Poetry was the earliest form of shared remembering, he reminds me, and people who never read it still have recourse to it at funerals and weddings. It taps into a need. Advertisers know this. I once read a comment that "Sunkist", an orange brand, was "a conceit worthy of Shakespeare".
"Yes," says Bob, "you can imagine Lorca using that. It would be hard to think of a more concise and sensual way of describing an orange. Obviously the sun can't really kiss an orange; that's preposterous. But with a leap of imagination, it's entirely credible."
Bob loves John Keats who said that poetry needed to come "as naturally as leaves to a tree" but his particular brand of effortlessness is hard-won.
"There are some in this collection that I've revised 30 or 40 times, some more.
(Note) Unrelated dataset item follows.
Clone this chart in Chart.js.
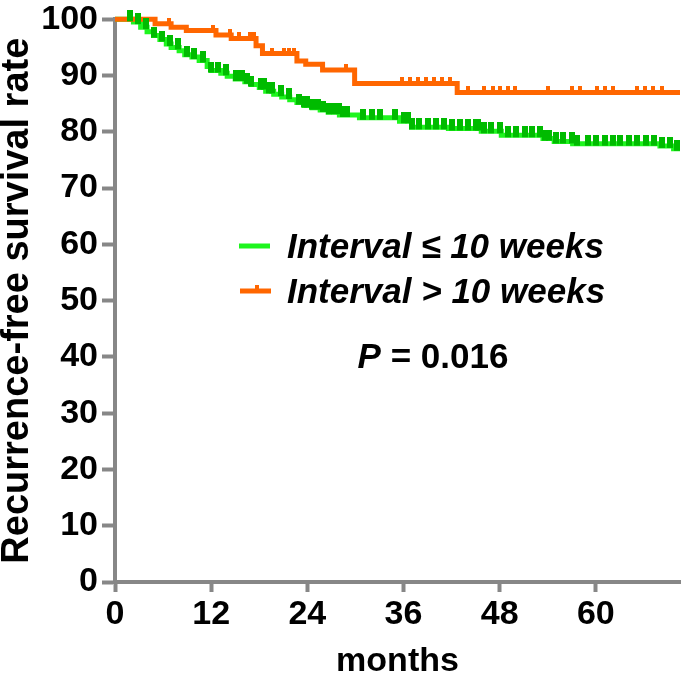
<!DOCTYPE html>
<html>
<head>
<meta charset="utf-8">
<script src="https://cdn.jsdelivr.net/npm/chart.js@4.4.1/dist/chart.umd.min.js"></script>
<style>
html,body{margin:0;padding:0;background:#ffffff;}
#wrap{width:685px;height:679px;position:relative;}
</style>
</head>
<body>
<div id="wrap"><canvas id="c" width="685" height="679"></canvas></div>
<script>
// ---- data ----
const xTicks = [0, 12, 24, 36, 48, 60];
const yTicks = [0, 10, 20, 30, 40, 50, 60, 70, 80, 90, 100];
const xMax = 70.5;
const seriesNames = ['Interval \u2264 10 weeks', 'Interval > 10 weeks'];
const pValue = '0.016';

const greenTimes = [0, 2.3, 3.2, 4.0, 4.8, 5.6, 6.4, 7.0, 8.0, 8.7, 9.6, 10.5, 11.5, 12.0, 13.2, 14.0, 15.0, 16.2, 17.0, 18.0, 18.8, 19.8, 20.8, 21.8, 22.7, 23.6, 24.6, 25.6, 26.6, 28.0, 30.5, 35.5, 37.0, 41.6, 45.7, 48.2, 53.4, 54.8, 57.1, 68.0, 69.7];
const greenSurv  = [100, 99.5, 98.6, 97.8, 97.1, 96.4, 95.6, 95.0, 94.4, 93.7, 93.3, 92.7, 91.6, 90.9, 90.4, 89.9, 89.4, 88.9, 88.4, 87.9, 87.2, 86.7, 86.2, 85.7, 85.2, 84.7, 84.3, 83.9, 83.5, 83.0, 82.5, 81.9, 80.8, 80.6, 80.1, 79.4, 78.8, 78.3, 77.9, 77.5, 77.0];
const greenCensor = [1.9, 2.9, 3.9, 4.9, 5.9, 6.9, 7.9, 9.0, 9.9, 11.0, 12.0, 12.9, 13.8, 15.1, 15.5, 15.9, 16.5, 17.0, 18.2, 18.6, 19.2, 19.6, 20.7, 21.7, 22.9, 23.6, 24.0, 24.6, 25.3, 25.9, 26.7, 27.3, 27.9, 28.5, 29.0, 31.0, 32.1, 33.1, 35.0, 36.0, 36.6, 37.0, 37.9, 39.0, 40.0, 41.0, 42.1, 43.0, 44.0, 45.0, 45.3, 46.0, 46.9, 48.0, 49.0, 50.0, 51.1, 52.0, 53.0, 53.6, 54.1, 55.0, 55.9, 57.0, 57.7, 59.0, 60.0, 61.1, 62.1, 63.0, 64.1, 65.1, 66.2, 67.2, 68.2, 69.2, 70.1];

const orangeTimes = [0, 5.0, 7.0, 8.9, 12.6, 14.5, 17.6, 18.4, 22.7, 23.8, 25.9, 29.9, 42.7];
const orangeSurv  = [100, 99.2, 98.6, 98.0, 97.2, 96.6, 95.3, 93.9, 92.6, 92.0, 91.0, 88.6, 87.0];
const orangeCensor = [6.8, 12.2, 14.4, 15.5, 16.8, 17.4, 19.6, 21.1, 21.7, 22.3, 28.8, 35.8, 36.8, 37.8, 38.8, 39.8, 40.8, 41.8, 44.0, 46.0, 47.2, 48.1, 49.0, 49.9, 54.0, 57.0, 58.0, 60.1, 61.1, 62.1, 65.1, 66.1, 67.1, 68.2];

// ---- styles ----
const greenLine = '#1EF51E';
const greenMark = '#00BB00';
const orange = '#FF6600';
const axisGray = '#878787';
const FONT = '"Liberation Sans", Arial, Helvetica, sans-serif';

function stepPoints(times, surv) {
  const pts = times.map((t, i) => ({x: t, y: surv[i]}));
  pts.push({x: xMax, y: surv[surv.length - 1]});
  return pts;
}
function survAt(times, surv, t) {
  let v = surv[0];
  for (let i = 0; i < times.length; i++) { if (times[i] <= t) v = surv[i]; }
  return v;
}
function censorPoints(cens, times, surv) {
  return cens.map(t => ({x: t, y: survAt(times, surv, t)}));
}
function makeMark(w, above, below, color) {
  const h = 2 * Math.max(above, below);
  const c = document.createElement('canvas');
  c.width = w; c.height = h;
  const g = c.getContext('2d');
  g.fillStyle = color;
  g.fillRect(0, h / 2 - above, w, above + below);
  return c;
}
const greenTick = makeMark(6, 9, 2, greenMark);
const orangeTick = makeMark(4, 6, 0, orange);

const legendPlugin = {
  id: 'kmLegend',
  afterDraw(chart) {
    const ctx = chart.ctx;
    ctx.save();
    ctx.lineCap = 'butt';
    ctx.lineWidth = 5;
    ctx.strokeStyle = greenLine;
    ctx.beginPath(); ctx.moveTo(239, 246); ctx.lineTo(270, 246); ctx.stroke();
    ctx.strokeStyle = orange;
    ctx.beginPath(); ctx.moveTo(240, 291); ctx.lineTo(271, 291); ctx.stroke();
    ctx.fillStyle = orange;
    ctx.fillRect(255, 285, 4, 6);
    ctx.fillStyle = '#000';
    ctx.textAlign = 'left';
    ctx.textBaseline = 'alphabetic';
    ctx.font = 'italic bold 35px ' + FONT;
    ctx.fillText(seriesNames[0], 287, 258);
    ctx.fillText(seriesNames[1], 287, 303);
    const fP = 'italic bold 35px ' + FONT;
    const fR = 'bold 35px ' + FONT;
    ctx.font = fP; const wP = ctx.measureText('P').width;
    const rest = ' = ' + pValue;
    ctx.font = fR; const wR = ctx.measureText(rest).width;
    const x0 = 433 - (wP + wR) / 2;
    ctx.font = fP; ctx.fillText('P', x0, 368);
    ctx.font = fR; ctx.fillText(rest, x0 + wP, 368);
    ctx.restore();
  }
};

new Chart(document.getElementById('c'), {
  type: 'line',
  data: {
    datasets: [
      {label: 'g-censor', data: censorPoints(greenCensor, greenTimes, greenSurv), showLine: false, pointStyle: greenTick, pointRadius: 3, clip: false},
      {label: 'o-censor', data: censorPoints(orangeCensor, orangeTimes, orangeSurv), showLine: false, pointStyle: orangeTick, pointRadius: 3, clip: false},
      {label: seriesNames[1], data: stepPoints(orangeTimes, orangeSurv), stepped: true, borderColor: orange, borderWidth: 5, pointRadius: 0, fill: false, clip: false},
      {label: seriesNames[0], data: stepPoints(greenTimes, greenSurv), stepped: true, borderColor: greenLine, borderWidth: 5, pointRadius: 0, fill: false, clip: false}
    ]
  },
  options: {
    responsive: false,
    animation: false,
    events: [],
    layout: {padding: {top: 16, right: 2, left: 0, bottom: 0}},
    plugins: {legend: {display: false}, tooltip: {enabled: false}},
    scales: {
      x: {
        type: 'linear', min: 0, max: xMax,
        afterBuildTicks: s => { s.ticks = xTicks.map(v => ({value: v})); },
        afterFit: s => { s.height = 97; },
        grid: {display: true, drawOnChartArea: false, drawTicks: true, tickLength: 10, tickColor: axisGray, tickWidth: 4},
        border: {display: true, color: axisGray, width: 4},
        ticks: {color: '#000', font: {family: FONT, size: 34, weight: 'bold', lineHeight: 0.9}, padding: 7, maxRotation: 0, autoSkip: false},
        title: {display: true, text: 'months', color: '#000', font: {family: FONT, size: 34, weight: 'bold', lineHeight: 1}, padding: {top: 0, bottom: 0}}
      },
      y: {
        type: 'linear', min: 0, max: 100,
        afterBuildTicks: s => { s.ticks = yTicks.map(v => ({value: v})); },
        afterFit: s => { s.width = 115; },
        grid: {display: true, drawOnChartArea: false, drawTicks: true, tickLength: 13, tickColor: axisGray, tickWidth: 4},
        border: {display: true, color: axisGray, width: 4},
        ticks: {color: '#000', font: {family: FONT, size: 34, weight: 'bold', lineHeight: 0.9}, padding: 4, autoSkip: false},
        title: {display: true, text: 'Recurrence-free survival rate', color: '#000', font: {family: FONT, size: 38, weight: 'bold', lineHeight: 0.9}, padding: {top: 0, bottom: 0}}
      }
    }
  },
  plugins: [legendPlugin]
});
</script>
</body>
</html>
It gives an illusion of spontaneity but it's hard work."
That hard work can consist of two or three hours on his midweek days off when he has the house to himself. He may have jotted an idea or two down on a piece of paper, but the hard work is done with one finger, on a typewriter.
"It's a strange process, really. It's impossible to understand. It's like following the scent of something: you get thrown off the scent and then you come back."
For a man whose work is littered with the names of exotic places - Jerusalem, Bali, Afghanistan, Valparaiso - he is remarkably little-travelled. He's always been too busy working, he says, raising three kids - now all grown - but in any case, all his voyaging has been poetic.
"It's an act of discovery. Sometimes it's better not to go physically. I've heard so many stories of people who had lifelong ambitions to go to certain places, and when they got there, it was a terrible disappointment."
*Odysseus in Woolloomooloo, by Bob Orr (Steele Roberts, $20)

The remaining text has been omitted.